- WORK REQUIRED: Retype, with no alterations, every line between the one containing "Reproduce this chart with D3.js." and the one containing "from Placebo, Rescue", counting both of those lines too. Pictures are to be left out.

- PROVIDED RECORDS:
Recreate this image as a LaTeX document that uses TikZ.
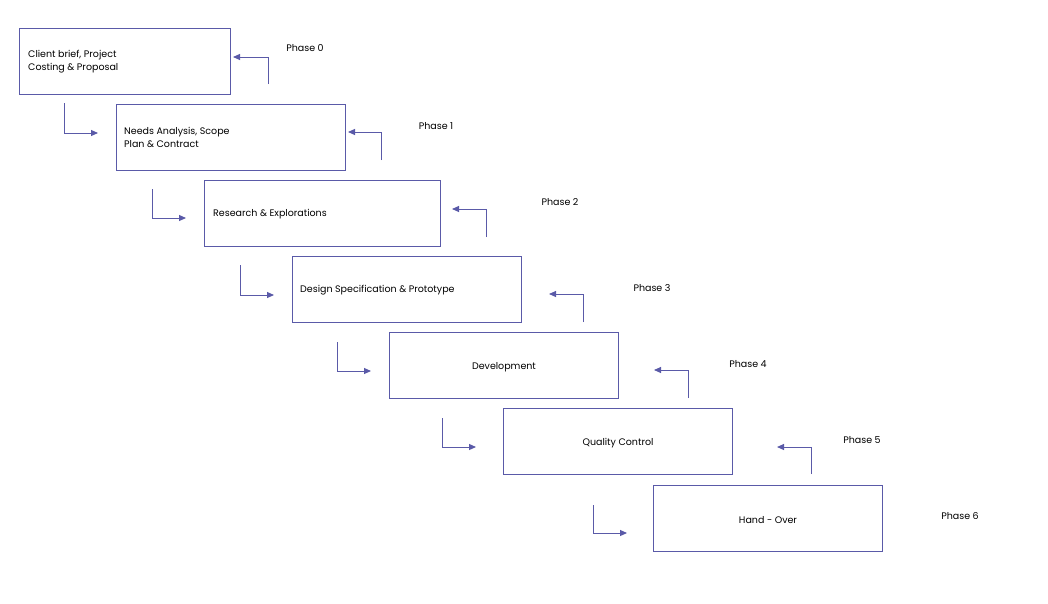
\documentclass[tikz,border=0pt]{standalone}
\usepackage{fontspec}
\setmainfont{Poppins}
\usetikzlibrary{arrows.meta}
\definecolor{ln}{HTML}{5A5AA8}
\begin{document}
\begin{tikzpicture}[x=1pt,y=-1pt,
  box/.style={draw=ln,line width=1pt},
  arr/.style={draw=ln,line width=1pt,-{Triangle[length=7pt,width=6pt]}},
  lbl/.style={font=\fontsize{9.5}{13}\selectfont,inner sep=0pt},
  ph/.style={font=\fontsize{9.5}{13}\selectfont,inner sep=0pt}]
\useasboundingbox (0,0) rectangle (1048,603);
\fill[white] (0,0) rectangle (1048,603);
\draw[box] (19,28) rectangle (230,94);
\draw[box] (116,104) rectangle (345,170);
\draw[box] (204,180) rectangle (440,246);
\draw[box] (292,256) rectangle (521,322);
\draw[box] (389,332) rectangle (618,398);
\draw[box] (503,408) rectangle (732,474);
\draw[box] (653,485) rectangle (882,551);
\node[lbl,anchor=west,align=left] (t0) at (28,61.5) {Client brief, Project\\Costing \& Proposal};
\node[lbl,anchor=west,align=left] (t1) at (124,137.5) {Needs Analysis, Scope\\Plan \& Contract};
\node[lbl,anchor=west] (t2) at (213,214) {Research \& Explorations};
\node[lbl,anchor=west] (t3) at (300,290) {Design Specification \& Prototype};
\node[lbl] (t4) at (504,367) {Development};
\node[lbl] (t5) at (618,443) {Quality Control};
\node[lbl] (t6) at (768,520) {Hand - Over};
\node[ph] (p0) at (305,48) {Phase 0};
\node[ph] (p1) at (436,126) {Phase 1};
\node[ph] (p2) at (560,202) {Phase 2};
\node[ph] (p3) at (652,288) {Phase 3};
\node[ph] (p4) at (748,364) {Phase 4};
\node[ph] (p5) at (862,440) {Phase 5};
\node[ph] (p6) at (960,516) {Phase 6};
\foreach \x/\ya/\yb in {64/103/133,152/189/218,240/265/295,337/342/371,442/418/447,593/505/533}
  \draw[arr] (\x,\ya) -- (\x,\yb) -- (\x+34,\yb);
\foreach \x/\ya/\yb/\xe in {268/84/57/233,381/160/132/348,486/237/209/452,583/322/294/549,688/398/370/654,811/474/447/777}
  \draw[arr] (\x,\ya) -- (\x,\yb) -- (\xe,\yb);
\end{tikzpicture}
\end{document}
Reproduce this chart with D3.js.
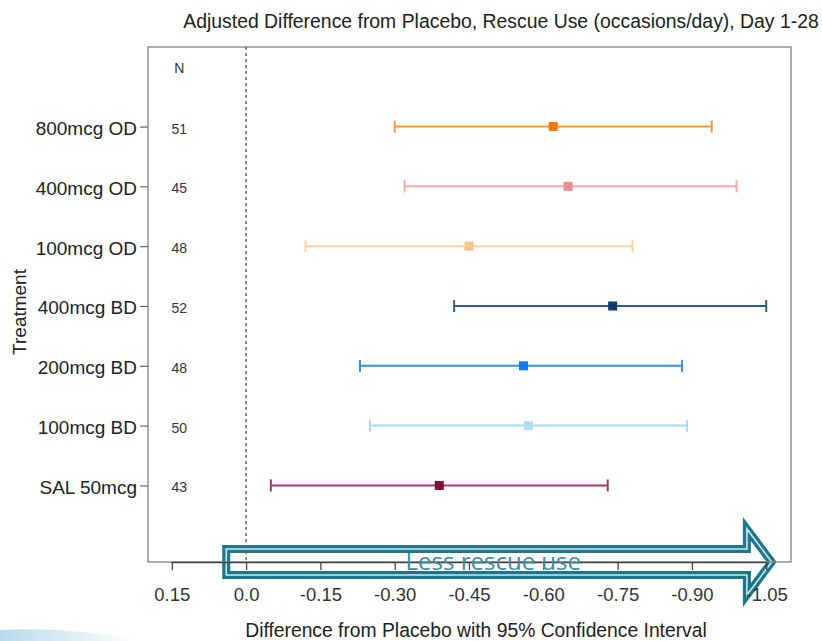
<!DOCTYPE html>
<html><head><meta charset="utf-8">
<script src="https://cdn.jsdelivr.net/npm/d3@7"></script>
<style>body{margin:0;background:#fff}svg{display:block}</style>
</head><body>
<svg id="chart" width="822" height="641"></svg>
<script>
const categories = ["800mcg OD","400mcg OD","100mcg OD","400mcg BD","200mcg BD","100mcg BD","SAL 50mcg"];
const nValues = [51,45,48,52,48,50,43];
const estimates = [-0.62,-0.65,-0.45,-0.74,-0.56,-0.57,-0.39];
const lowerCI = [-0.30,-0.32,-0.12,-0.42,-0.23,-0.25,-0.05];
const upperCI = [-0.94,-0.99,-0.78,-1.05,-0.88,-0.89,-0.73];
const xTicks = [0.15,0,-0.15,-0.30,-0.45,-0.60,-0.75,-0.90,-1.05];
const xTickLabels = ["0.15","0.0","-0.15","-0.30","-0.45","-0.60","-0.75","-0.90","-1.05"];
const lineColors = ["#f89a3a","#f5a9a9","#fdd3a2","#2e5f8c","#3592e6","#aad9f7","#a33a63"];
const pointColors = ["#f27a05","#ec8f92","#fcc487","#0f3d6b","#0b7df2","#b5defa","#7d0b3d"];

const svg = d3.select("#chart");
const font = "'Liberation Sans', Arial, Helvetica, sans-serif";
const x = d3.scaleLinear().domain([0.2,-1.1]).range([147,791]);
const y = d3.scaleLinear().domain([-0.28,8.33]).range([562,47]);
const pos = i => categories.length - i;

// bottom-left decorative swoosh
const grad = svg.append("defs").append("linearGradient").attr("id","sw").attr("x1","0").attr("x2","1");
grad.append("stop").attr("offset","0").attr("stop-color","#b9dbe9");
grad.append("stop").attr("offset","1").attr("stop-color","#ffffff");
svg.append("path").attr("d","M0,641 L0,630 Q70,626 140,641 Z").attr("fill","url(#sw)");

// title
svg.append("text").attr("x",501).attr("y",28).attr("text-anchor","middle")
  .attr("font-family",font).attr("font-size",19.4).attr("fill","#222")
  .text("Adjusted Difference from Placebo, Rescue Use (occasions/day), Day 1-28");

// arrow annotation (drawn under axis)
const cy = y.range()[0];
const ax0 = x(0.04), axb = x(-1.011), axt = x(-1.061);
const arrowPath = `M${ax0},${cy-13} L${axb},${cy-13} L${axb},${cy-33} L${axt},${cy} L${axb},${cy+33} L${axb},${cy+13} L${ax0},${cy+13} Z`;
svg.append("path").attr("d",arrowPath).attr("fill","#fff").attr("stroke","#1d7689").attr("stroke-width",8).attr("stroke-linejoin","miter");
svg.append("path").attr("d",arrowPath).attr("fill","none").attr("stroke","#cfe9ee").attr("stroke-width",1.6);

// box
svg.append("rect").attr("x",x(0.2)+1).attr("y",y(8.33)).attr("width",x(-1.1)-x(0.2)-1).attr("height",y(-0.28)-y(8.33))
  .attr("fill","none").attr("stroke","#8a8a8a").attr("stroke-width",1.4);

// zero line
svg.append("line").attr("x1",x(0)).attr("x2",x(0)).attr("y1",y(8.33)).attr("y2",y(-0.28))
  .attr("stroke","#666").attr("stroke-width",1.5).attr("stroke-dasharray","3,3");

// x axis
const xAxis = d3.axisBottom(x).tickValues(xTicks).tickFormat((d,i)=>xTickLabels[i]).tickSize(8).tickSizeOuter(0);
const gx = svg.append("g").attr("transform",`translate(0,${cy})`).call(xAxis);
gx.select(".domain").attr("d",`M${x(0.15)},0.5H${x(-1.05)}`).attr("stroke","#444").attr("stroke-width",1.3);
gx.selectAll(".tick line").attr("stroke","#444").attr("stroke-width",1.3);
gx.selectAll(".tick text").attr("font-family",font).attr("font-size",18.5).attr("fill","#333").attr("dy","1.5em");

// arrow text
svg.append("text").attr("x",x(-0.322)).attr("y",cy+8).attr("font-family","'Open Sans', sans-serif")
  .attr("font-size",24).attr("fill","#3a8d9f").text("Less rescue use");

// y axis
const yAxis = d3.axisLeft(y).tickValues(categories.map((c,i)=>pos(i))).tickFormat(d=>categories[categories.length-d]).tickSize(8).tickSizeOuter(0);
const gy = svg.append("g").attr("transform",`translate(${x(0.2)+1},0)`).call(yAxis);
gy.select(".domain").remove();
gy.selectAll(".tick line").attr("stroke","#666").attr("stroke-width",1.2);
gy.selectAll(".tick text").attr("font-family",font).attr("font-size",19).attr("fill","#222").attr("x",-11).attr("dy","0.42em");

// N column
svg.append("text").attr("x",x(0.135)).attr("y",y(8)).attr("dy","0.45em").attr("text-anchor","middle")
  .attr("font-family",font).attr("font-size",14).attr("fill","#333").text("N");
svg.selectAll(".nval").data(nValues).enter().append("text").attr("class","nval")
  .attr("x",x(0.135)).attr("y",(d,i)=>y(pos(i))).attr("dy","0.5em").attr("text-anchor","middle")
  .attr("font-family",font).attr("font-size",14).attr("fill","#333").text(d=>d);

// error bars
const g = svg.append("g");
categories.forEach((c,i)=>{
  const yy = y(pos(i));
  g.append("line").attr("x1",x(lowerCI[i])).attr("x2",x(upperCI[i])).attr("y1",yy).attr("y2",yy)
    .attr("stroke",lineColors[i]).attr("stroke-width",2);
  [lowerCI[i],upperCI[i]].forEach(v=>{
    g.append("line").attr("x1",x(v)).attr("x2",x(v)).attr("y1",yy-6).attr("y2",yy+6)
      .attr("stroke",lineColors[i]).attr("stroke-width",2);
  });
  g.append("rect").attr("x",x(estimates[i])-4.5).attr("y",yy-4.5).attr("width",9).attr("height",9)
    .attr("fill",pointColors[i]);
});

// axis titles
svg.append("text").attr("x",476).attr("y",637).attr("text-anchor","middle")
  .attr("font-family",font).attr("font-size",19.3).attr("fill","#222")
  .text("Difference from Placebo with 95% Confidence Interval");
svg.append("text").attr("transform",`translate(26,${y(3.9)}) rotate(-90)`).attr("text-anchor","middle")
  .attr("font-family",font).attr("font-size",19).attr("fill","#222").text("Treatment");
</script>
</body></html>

- THE RESULT:
Reproduce this chart with D3.js.
<!DOCTYPE html>
<html><head><meta charset="utf-8">
<script src="https://cdn.jsdelivr.net/npm/d3@7"></script>
<style>body{margin:0;background:#fff}svg{display:block}</style>
</head><body>
<svg id="chart" width="822" height="641"></svg>
<script>
const categories = ["800mcg OD","400mcg OD","100mcg OD","400mcg BD","200mcg BD","100mcg BD","SAL 50mcg"];
const nValues = [51,45,48,52,48,50,43];
const estimates = [-0.62,-0.65,-0.45,-0.74,-0.56,-0.57,-0.39];
const lowerCI = [-0.30,-0.32,-0.12,-0.42,-0.23,-0.25,-0.05];
const upperCI = [-0.94,-0.99,-0.78,-1.05,-0.88,-0.89,-0.73];
const xTicks = [0.15,0,-0.15,-0.30,-0.45,-0.60,-0.75,-0.90,-1.05];
const xTickLabels = ["0.15","0.0","-0.15","-0.30","-0.45","-0.60","-0.75","-0.90","-1.05"];
const lineColors = ["#f89a3a","#f5a9a9","#fdd3a2","#2e5f8c","#3592e6","#aad9f7","#a33a63"];
const pointColors = ["#f27a05","#ec8f92","#fcc487","#0f3d6b","#0b7df2","#b5defa","#7d0b3d"];

const svg = d3.select("#chart");
const font = "'Liberation Sans', Arial, Helvetica, sans-serif";
const x = d3.scaleLinear().domain([0.2,-1.1]).range([147,791]);
const y = d3.scaleLinear().domain([-0.28,8.33]).range([562,47]);
const pos = i => categories.length - i;

// bottom-left decorative swoosh
const grad = svg.append("defs").append("linearGradient").attr("id","sw").attr("x1","0").attr("x2","1");
grad.append("stop").attr("offset","0").attr("stop-color","#b9dbe9");
grad.append("stop").attr("offset","1").attr("stop-color","#ffffff");
svg.append("path").attr("d","M0,641 L0,630 Q70,626 140,641 Z").attr("fill","url(#sw)");

// title
svg.append("text").attr("x",501).attr("y",28).attr("text-anchor","middle")
  .attr("font-family",font).attr("font-size",19.4).attr("fill","#222")
  .text("Adjusted Difference from Placebo, Rescue Use (occasions/day), Day 1-28");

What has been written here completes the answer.